Noise cancellation isn’t far from what it was in the last model, though the automatic optimiser means you don’t need to trigger its regular feature. Meanwhile, speak to chat and GPS location switching is still there, left over from the previous generation.
The lack of a foldable design is also a little bit of a backpedal, because now you need a little more space to carry it.
To account for that, the case has also changed, and while Sony has tried to make it somewhat portable — we suspect the fold in the back of the case is design to let the case flex a little more in hand luggage — this redesign doesn’t add much to the package.
Our case managed to break within the first few days of use, splitting the zipper, something we’ve never managed on any other headphone case. Lucky us.
Really, it’s the lack of anything different amidst a higher price that gives us something to poke in the WH-1000XM5.

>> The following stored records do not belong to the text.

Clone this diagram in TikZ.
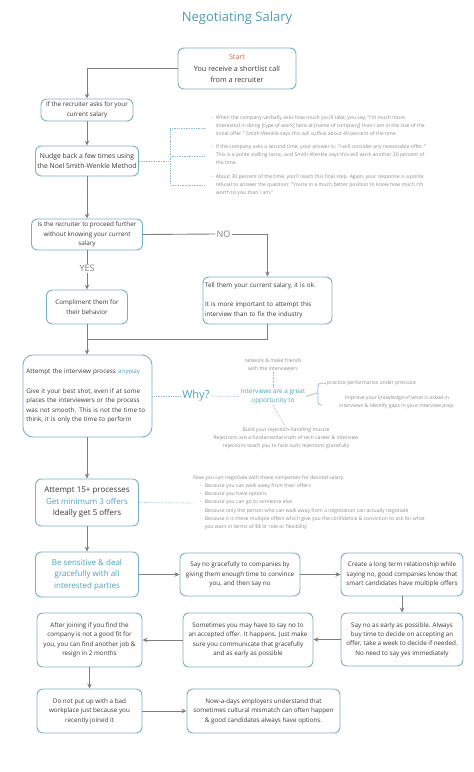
\documentclass[tikz,border=0pt]{standalone}
\usepackage{fontspec}
\setmainfont{Open Sans}
\usetikzlibrary{arrows.meta}
\definecolor{tealtxt}{HTML}{4AA3B9}
\definecolor{titlec}{HTML}{4E9DB5}
\definecolor{boxc}{HTML}{78B1C3}
\definecolor{arrc}{HTML}{7F7F7F}
\definecolor{darktxt}{HTML}{383838}
\definecolor{graytxt}{HTML}{8C8C8C}
\definecolor{startc}{HTML}{CF6F4F}
\definecolor{dotc}{HTML}{8FBCCB}
\newcommand{\fs}[2]{\fontsize{#1}{#2}\selectfont}
\tikzset{
  box/.style={draw=boxc, line width=0.9pt, rounded corners=6pt, fill=white, align=center, inner sep=2pt, text=darktxt, font=\fs{6.3}{9.4}},
  arr/.style={draw=arrc, line width=0.9pt, -{Stealth[length=5pt,width=4.5pt]}},
  plain/.style={draw=arrc, line width=0.9pt},
  dotl/.style={draw=dotc, line width=0.7pt, densely dotted},
  side/.style={text=graytxt, font=\fs{5.1}{8.1}, inner sep=0pt},
  lbl/.style={text=arrc, font=\fs{9}{11}, inner sep=1pt}
}
\begin{document}
\begin{tikzpicture}[x=1pt,y=-1pt]
\useasboundingbox[fill=white] (0,0) rectangle (474,772);

\node[text=titlec, font=\fs{13}{15}] (title) at (237,18) {Negotiating Salary};

\node[box, minimum width=118, minimum height=41, font=\fs{7.2}{11.3}] (start) at (237,68.5)
  {\textcolor{startc}{Start}\\You receive a shortlist call\\from a recruiter};

\node[box, minimum width=92, minimum height=22] (b1) at (87,110) {If the recruiter asks for your\\current salary};
\node[box, minimum width=99, minimum height=30, font=\fs{6.8}{10}] (b2) at (87,161) {Nudge back a few times using\\the Noel Smith-Wenkle Method};
\node[box, minimum width=111, minimum height=31] (b3) at (87,234.5) {Is the recruiter to proceed further\\without knowing your current\\salary};
\node[box, minimum width=81, minimum height=34] (b5) at (87,307) {Compliment them for\\their behavior};
\node[box, text width=125, minimum height=47, align=left] (b4) at (267.5,300.5)
  {Tell them your current salary, it is ok.\\[9.5pt]It is more important to attempt this\\interview than to fix the industry};
\node[box, rounded corners=10pt, text width=122, inner xsep=3.5pt, minimum height=82, align=left] (b6) at (87.5,396)
  {Attempt the interview process \textcolor{tealtxt}{anyway}\\[10pt]Give it your best shot, even if at some\\places the interviewers or the process\\was not smooth. This is not the time to\\think, it is only the time to perform};
\node[box, minimum width=103, minimum height=47, font=\fs{8}{11.5}] (b7) at (87,502.5)
  {Attempt 15+ processes\\\textcolor{tealtxt}{Get minimum 3 offers}\\Ideally get 5 offers};
\node[box, minimum width=103, minimum height=45, font=\fs{8}{11.5}, text=tealtxt] (b8) at (87,574.5)
  {Be sensitive \& deal\\gracefully with all\\interested parties};
\node[box, minimum width=120, minimum height=43] (b9) at (240,574.5)
  {Say no gracefully to companies by\\giving them enough time to convince\\you, and then say no};
\node[box, minimum width=122, minimum height=43] (b10) at (402,574.5)
  {Create a long term relationship while\\saying no, good companies know that\\smart candidates have multiple offers};
\node[box, minimum width=122, minimum height=53] (b11) at (402,639.5)
  {Say no as early as possible. Always\\buy time to decide on accepting an\\offer, take a week to decide if needed.\\No need to say yes immediately};
\node[box, minimum width=130, minimum height=54] (b12) at (248,640)
  {Sometimes you may have to say no to\\an accepted offer. It happens. Just make\\sure you communicate that gracefully\\and as early as possible};
\node[box, minimum width=105, minimum height=54] (b13) at (89.5,640)
  {After joining if you find the\\company is not a good fit for\\you, you can find another job \&\\resign in 2 months};
\node[box, minimum width=105, minimum height=44] (b14) at (89.5,711)
  {Do not put up with a bad\\workplace just because you\\recently joined it};
\node[box, minimum width=153, minimum height=44] (b15) at (263.5,711)
  {Now-a-days employers understand that\\sometimes cultural mismatch can often happen\\\& good candidates always have options.};

% main flow
\draw[arr] (start.west) -| (b1.north);
\draw[arr] (b1.south) -- (b2.north);
\draw[arr] (b2.south) -- (b3.north);
\node[lbl] (yes) at (87,268) {YES};
\draw[plain] (b3.south) -- (yes.north);
\draw[arr] (yes.south) -- (b5.north);
\node[lbl] (no) at (223.5,234) {NO};
\draw[plain] (b3.east) -- (no.west);
\draw[arr] (no.east) -| (b4.north);
\coordinate (m) at (87,339);
\draw[plain] (b4.south) |- (m);
\draw[plain] (b5.south) -- (m);
\draw[arr] (m) -- (b6.north -| m);
\draw[arr] (b6.south -| m) -- (b7.north);
\draw[arr] (b7.south) -- (b8.north);
\draw[arr] (b8.east) -- (b9.west);
\draw[arr] (b9.east) -- (b10.west);
\draw[arr] (b10.south) -- (b11.north);
\draw[arr] (b11.west) -- (b12.east |- b11.west);
\draw[arr] (b12.west) -- (b13.east |- b12.west);
\draw[arr] (b13.south) -- (b14.north);
\draw[arr] (b14.east) -- (b15.west);

% Smith-Wenkle notes
\coordinate (swj) at (170,161);
\coordinate (swt) at (170,128);
\coordinate (swb) at (170,185);
\coordinate (swm) at (170,156);
\node[side, anchor=north west, align=left] (sw1) at (211,115.5)
  {-\hspace{3pt}When the company verbally asks how much you'll take, you say, "I'm much more\\
   \phantom{-}\hspace{3pt}interested in doing [type of work] here at [name of company] than I am in the size of the\\
   \phantom{-}\hspace{3pt}initial offer." Smith-Wenkle says this will suffice about 40 percent of the time.};
\node[side, anchor=north west, align=left] (sw2) at (211,144.5)
  {-\hspace{3pt}If the company asks a second time, your answer is: "I will consider any reasonable offer."\\
   \phantom{-}\hspace{3pt}This is a polite stalling tactic, and Smith-Wenkle says this will work another 30 percent of\\
   \phantom{-}\hspace{3pt}the time.};
\node[side, anchor=north west, align=left] (sw3) at (211,174.5)
  {-\hspace{3pt}About 30 percent of the time, you'll reach this final step. Again, your response is a polite\\
   \phantom{-}\hspace{3pt}refusal to answer the question: "You're in a much better position to know how much I'm\\
   \phantom{-}\hspace{3pt}worth to you than I am."};
\draw[dotl] (b2.east) -- (swj);
\draw[dotl] (205,128) -- (swt) -- (swb) -- (205,185);
\draw[dotl] (swm) -- (205,156);

% Why section
\node[text=tealtxt, font=\fs{11}{13}, inner sep=1pt] (why) at (196,396) {Why?};
\node[text=tealtxt, font=\fs{6.4}{9}, align=center, inner sep=1pt] (opp) at (273,396.5) {Interviews are a great\\opportunity to};
\node[side, align=center] (net) at (273,365) {network \& make friends\\with the interviewers};
\node[side, align=center] (rej) at (286,438.5) {Build your rejection-handling muscle\\Rejections are a fundamental truth of tech career \& interview\\rejections teach you to face such rejections gracefully};
\node[side, anchor=west] (prac) at (327,383) {practice performance under pressure};
\node[side, align=center] (impr) at (397,402.5) {Improve your knowledge of what is asked in\\interviews \& identify gaps in your interview prep.};
\draw[dotl] (b6.east) -- (why.west);
\draw[dotl] (why.east) -- (opp.west);
\draw[dotl] (opp.north) -- (net.south);
\draw[dotl] (opp.south) -- (rej.north);
\coordinate (brt) at (313,394);
\draw[draw=dotc, line width=0.7pt] (opp.east) -- (brt);
\draw[draw=dotc, line width=0.7pt, rounded corners=3pt] (brt) -- (318,394) -- (318,383) -- (322,383);
\draw[draw=dotc, line width=0.7pt, rounded corners=3pt] (318,393) -- (318,405) -- (322,405);
\draw[dotl] (322,383) -- (prac.west);

% offers notes
\node[side, anchor=north west, align=left] (off) at (193,475.5)
  {Now you can negotiate with these companies for desired salary\\
   \hspace*{7pt}-\hspace{3pt}Because you can walk away from their offers\\
   \hspace*{7pt}-\hspace{3pt}Because you have options\\
   \hspace*{7pt}-\hspace{3pt}Because you can go to someone else\\
   \hspace*{7pt}-\hspace{3pt}Because only the person who can walk away from a negotiation can actually negotiate\\
   \hspace*{7pt}-\hspace{3pt}Because it is these multiple offers which give you the confidence \& conviction to ask for what\\
   \hspace*{7pt}\phantom{-}\hspace{3pt}you want in terms of \$\$ or role or flexibility};
\draw[dotl] (b7.east) -- (193,503);
\end{tikzpicture}
\end{document}
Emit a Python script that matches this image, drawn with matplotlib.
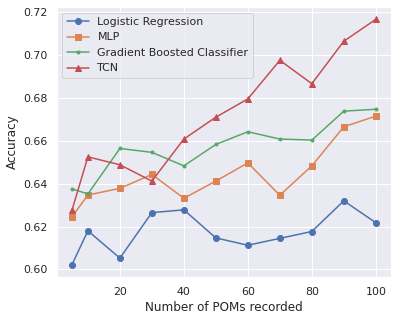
import numpy as np
import matplotlib
matplotlib.use("Agg")
import matplotlib.pyplot as plt
import seaborn as sns

n_poms = [5, 10, 20, 30, 40, 50, 60, 70, 80, 90, 100]
logistic = [0.6022, 0.6180, 0.6053, 0.6265, 0.6278, 0.6147, 0.6113, 0.6145, 0.6177, 0.6320, 0.6218]
mlp = [0.6245, 0.6347, 0.6378, 0.6443, 0.6332, 0.6412, 0.6497, 0.6346, 0.6483, 0.6665, 0.6715]
gbc = [0.6376, 0.6352, 0.6564, 0.6546, 0.6483, 0.6583, 0.6642, 0.6608, 0.6603, 0.6738, 0.6747]
tcn = [0.6275, 0.6525, 0.6488, 0.6412, 0.6608, 0.6710, 0.6795, 0.6975, 0.6866, 0.7064, 0.7166]

sns.set_theme(style="darkgrid", context="notebook")

fig, ax = plt.subplots(figsize=(398 / 72, 321 / 72), dpi=72)
ax.plot(n_poms, logistic, marker="o", label="Logistic Regression")
ax.plot(n_poms, mlp, marker="s", label="MLP")
ax.plot(n_poms, gbc, marker=".", label="Gradient Boosted Classifier")
ax.plot(n_poms, tcn, marker="^", label="TCN")

ax.set_xlabel("Number of POMs recorded")
ax.set_ylabel("Accuracy")
ax.set_yticks([0.60, 0.62, 0.64, 0.66, 0.68, 0.70, 0.72])
ax.yaxis.set_major_formatter(matplotlib.ticker.FormatStrFormatter("%.2f"))
ax.legend(loc="upper left")

fig.subplots_adjust(left=0.1425, right=0.9824, top=0.978, bottom=0.137)
fig.savefig("out.png", dpi=72)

What once was one of the most compelling headphone choices you could make without a second thought is now one priced to make you reconsider.
Final thoughts (TLDR)
If you can get over the alarming price, Sony’s noise cancelling headphones are still absolute bangers, delivering quality and volume.
Make no mistake, the Sony WH-1000XM5 are among the best noise cancelling headphones around. Yes, they’re more pricey than their predecessors, but they’re brilliant through and through.
That said, there’s not as much reason to upgrade here. If you have the XM3 or XM4, you’re not going to gain a whole heap, and let’s be honest, we know why: each generation has been excellent, and the XM5 just brings more of that. More excellence for the win.
We do wish the pricing was better and less of an attack.
We get it: everything is going up in price, so headphones are going up with them. But when the old model feels more competitive with such minor changes, we’re not sure if the increase feels entirely justified.
But if you’re still after the best, you’ll find it here. These are the best of the best of the best and highly recommended, too.